Arizona courts have broad authority to remedy a breach of trust. Available remedies include ordering the trustee to restore property or pay money damages, suspending or removing the trustee, appointing a special fiduciary to take over, reducing or eliminating the trustee’s compensation, and voiding transactions that violated fiduciary duties.8Arizona Legislature. Arizona Revised Statutes 14-11001 – Remedies for Breach of Trust
A court can remove a trustee for a material breach of trust, for persistent failure to act in the beneficiaries’ interests, or when a substantial change of circumstances makes removal appropriate. The settlor, any cotrustee, or any beneficiary can file the petition, and the court can also act on its own initiative.19Arizona Legislature.

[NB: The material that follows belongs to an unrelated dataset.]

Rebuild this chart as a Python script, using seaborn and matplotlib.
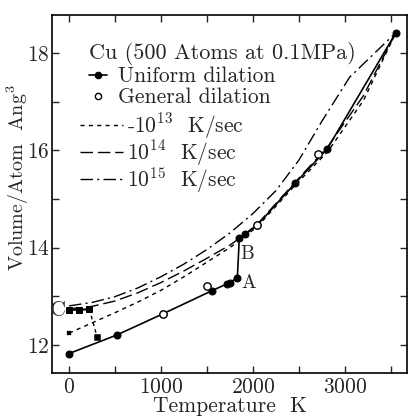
import numpy as np
import pandas as pd
import matplotlib
matplotlib.use("Agg")
import matplotlib.pyplot as plt
import seaborn as sns
from matplotlib.lines import Line2D
from matplotlib.ticker import MultipleLocator

# ---------------- data ----------------
T_uniform = [0, 518, 1025, 1551, 1714, 1750, 1830, 1851, 1913, 2047, 2457, 2808, 3554]
V_uniform = [11.82, 12.20, 12.64, 13.11, 13.25, 13.28, 13.38, 14.19, 14.27, 14.46, 15.32, 16.03, 18.42]

T_general = [1020, 1497, 2040, 2710]
V_general = [12.63, 13.20, 14.46, 15.92]

T_rate13 = [0, 250, 500, 750, 1000, 1250, 1500, 1750, 1880, 2047, 2457, 2808, 3200, 3554]
V_rate13 = [12.24, 12.45, 12.66, 12.88, 13.12, 13.40, 13.70, 14.00, 14.18, 14.43, 15.28, 15.96, 17.02, 18.42]

T_rate14 = [0, 250, 500, 750, 1000, 1250, 1500, 1750, 1860, 2047, 2457, 2808, 3200, 3554]
V_rate14 = [12.74, 12.79, 12.90, 13.07, 13.28, 13.52, 13.78, 14.05, 14.20, 14.48, 15.34, 16.06, 17.12, 18.42]

T_rate15 = [0, 250, 500, 750, 1000, 1250, 1500, 1750, 2000, 2250, 2500, 2750, 3050, 3554]
V_rate15 = [12.80, 12.87, 12.99, 13.17, 13.40, 13.66, 13.96, 14.30, 14.70, 15.17, 15.80, 16.60, 17.50, 18.42]

T_quench = [0, 105, 221]
V_quench = [12.72, 12.72, 12.73]
T_drop = [221, 304]
V_drop = [12.73, 12.17]

x_ticks = [0, 1000, 2000, 3000]
y_ticks = [12, 14, 16, 18]

labels_rate = ["-10$^{13}$  K/sec", "10$^{14}$  K/sec", "10$^{15}$  K/sec"]

# ---------------- style ----------------
sns.set_style("ticks")
plt.rcParams.update({
    "font.family": ["cmr10", "DejaVu Serif"],
    "mathtext.fontset": "cm",
    "axes.unicode_minus": False,
    "axes.formatter.use_mathtext": True,
    "axes.linewidth": 1.2,
})

fig = plt.figure(figsize=(4.1, 4.18), dpi=100)
ax = fig.add_axes([52 / 410, 45 / 418, 355 / 410, 358 / 418])

ls13 = (0, (3, 3))
ls14 = (0, (9, 3.5))
ls15 = (0, (9, 3, 1.5, 3))

sns.lineplot(x=T_rate13, y=V_rate13, ax=ax, color="k", lw=1.0, linestyle=ls13,
             sort=False, estimator=None)
sns.lineplot(x=T_rate14, y=V_rate14, ax=ax, color="k", lw=1.0, linestyle=ls14,
             sort=False, estimator=None)
sns.lineplot(x=T_rate15, y=V_rate15, ax=ax, color="k", lw=1.0, linestyle=ls15,
             sort=False, estimator=None)

sns.lineplot(x=T_uniform, y=V_uniform, ax=ax, color="k", lw=1.2, sort=False,
             estimator=None, marker="o", markersize=5, markeredgecolor="k")
sns.lineplot(x=T_quench, y=V_quench, ax=ax, color="k", lw=1.5, sort=False,
             estimator=None, marker="s", markersize=5, markeredgecolor="k")
sns.lineplot(x=T_drop, y=V_drop, ax=ax, color="k", lw=1.0, linestyle=(0, (2.5, 2.5)),
             sort=False, estimator=None)
sns.scatterplot(x=T_drop[1:], y=V_drop[1:], ax=ax, color="k", marker="s", s=22,
                edgecolor="k")
sns.scatterplot(x=T_rate13[:1], y=V_rate13[:1], ax=ax, color="k", marker="s", s=8,
                edgecolor="k")
sns.scatterplot(x=T_general, y=V_general, ax=ax, facecolor="white", edgecolor="k",
                marker="o", s=28, linewidth=1.0, zorder=5)

# point labels
ax.text(1957, 13.27, "A", fontsize=14, ha="center", va="center")
ax.text(1935, 13.86, "B", fontsize=14, ha="center", va="center")
ax.text(-125, 12.70, "C", fontsize=16, ha="center", va="center")

# ---------------- axes ----------------
ax.set_xlim(-185, 3674)
ax.set_ylim(11.42, 18.78)
ax.set_xticks(x_ticks)
ax.set_yticks(y_ticks)
ax.xaxis.set_minor_locator(MultipleLocator(500))
ax.yaxis.set_minor_locator(MultipleLocator(1))
ax.tick_params(which="both", direction="in", top=True, right=True, length=5,
               width=1.0, labelsize=15.5)
ax.tick_params(axis="x", pad=3)
ax.tick_params(axis="y", pad=1.5)
ax.set_xlabel("Temperature  K", fontsize=15.5, labelpad=0)
ax.set_ylabel("Volume/Atom  Ang$^3$", fontsize=14.5)
ax.yaxis.set_label_coords(-0.058, 0.545)
for s in ax.spines.values():
    s.set_color("k")

# ---------------- legends ----------------
h1 = [Line2D([], [], color="k", lw=1.2, marker="o", markersize=4.5),
      Line2D([], [], color="none", marker="o", markersize=4.5,
             markerfacecolor="white", markeredgecolor="k")]
leg1 = ax.legend(h1, ["Uniform dilation", "General dilation"],
                 title="Cu (500 Atoms at 0.1MPa)", title_fontsize=16,
                 fontsize=15.5, frameon=False, loc="upper left",
                 bbox_to_anchor=(0.075, 0.955), handlelength=0.8,
                 handletextpad=0.55, labelspacing=0.08, borderpad=0,
                 numpoints=1, alignment="left")
ax.add_artist(leg1)

h2 = [Line2D([], [], color="k", lw=1.0, linestyle=ls13),
      Line2D([], [], color="k", lw=1.0, linestyle=ls14),
      Line2D([], [], color="k", lw=1.0, linestyle=ls15)]
ax.legend(h2, labels_rate, fontsize=15.5, frameon=False, loc="upper left",
          bbox_to_anchor=(0.049, 0.762), handlelength=2.0, handletextpad=0.17,
          labelspacing=-0.12, borderpad=0)

fig.savefig("out.png", dpi=100)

Arizona Revised Statutes 14-10706 – Removal of Trustee While the removal case is pending, the court can freeze trust assets or impose other protective orders to prevent further harm.
The most common paths to trouble for Phoenix successor trustees are commingling trust money with personal funds, failing to provide accountings, making self-interested transactions without disclosure, and simply ignoring the trust’s terms on who gets what. None of these are gray areas. A trustee who keeps trust money in a separate account, documents every decision, avoids self-dealing, and follows the trust document will rarely face a successful removal petition.